On Wednesday the Lord Speaker, Baroness D’Souza, hosted Valentina Matviyenko, who as chairman of the Federation Council is the most senior woman in Russian politics. This is not a woman to mess with. Her capacity for reinvention of the facts so took away our breath that we barely bothered to tackle her on Russian human-rights abuses. In response to a question about mass political corruption and criminal chicanery in Russia, she merely replied: “Well, I hear you have had some corruption in Britain.”

Even the smarter cookies crumbled. Geoffrey Howe burbled about his delight at seeing a woman in a position of seniority and about Gorbachev’s admiration for Mrs Thatcher. Mrs Matviyenko replied she was delighted to meet another big supporter of Mrs Thatcher. I hated to point out that Geoffrey had wielded the knife. As she left, she launched a gibe at me. “You should visit Russia to see what is going on, so you get rid of your stupid prejudices.” Yes, Mrs Matviyenko, I would, except that your government has been preventing a UK parliamentary visit ever since I became chair of the All-Party Russia Group.

The new voices of Turkey

Jared and I were in Istanbul last weekend as a German friend had chosen it over Tel Aviv for his 50th birthday, because everyone thought it would be safer. Sadly, many cried off because of the events of Taksim Square, which was near our hotel. It’s difficult to judge political events from the outside (especially when our cab was behind 60 police officers and a water cannon), but every Turk we met impressed on us that Erdogan has to listen to the young, militantly secular, Westernised minority in Turkey. The old ways wouldn’t do any more.

Tapsell the treasure

I’ve always been sceptical about political knighthoods and other baubles, but it was a delight to see Edward Leigh (who, despite his right-wing views, does have a sense of mischief about him) thank the Prime Minister for his new knighthood with more unction than all the olive-oil presses in Andalucia. He tells me he will return to scabrous form next week.

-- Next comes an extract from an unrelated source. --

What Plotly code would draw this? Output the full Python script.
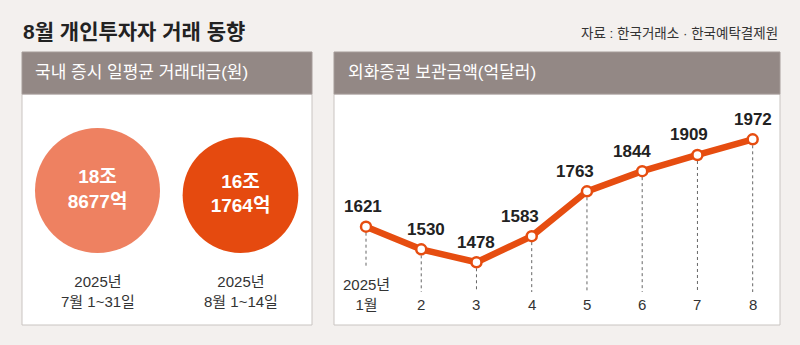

The grandest of all the belted knights, though, is the Father of the House, Sir Peter Tapsell, who has been around so long (57 years as an MP) that he has been enbaubled twice, with a knighthood in 1985 and membership of the Privy Council in 2011.

I can never quite tell whether he gets the joke. His demeanour is so orotund that we cannot help laugh, especially when, as this week, he refers to first visiting Syria 64 years ago. But perhaps the most surprising thing of all is that when at Oxford he was in the Labour Club – with Gerald Kaufman and Rupert Murdoch.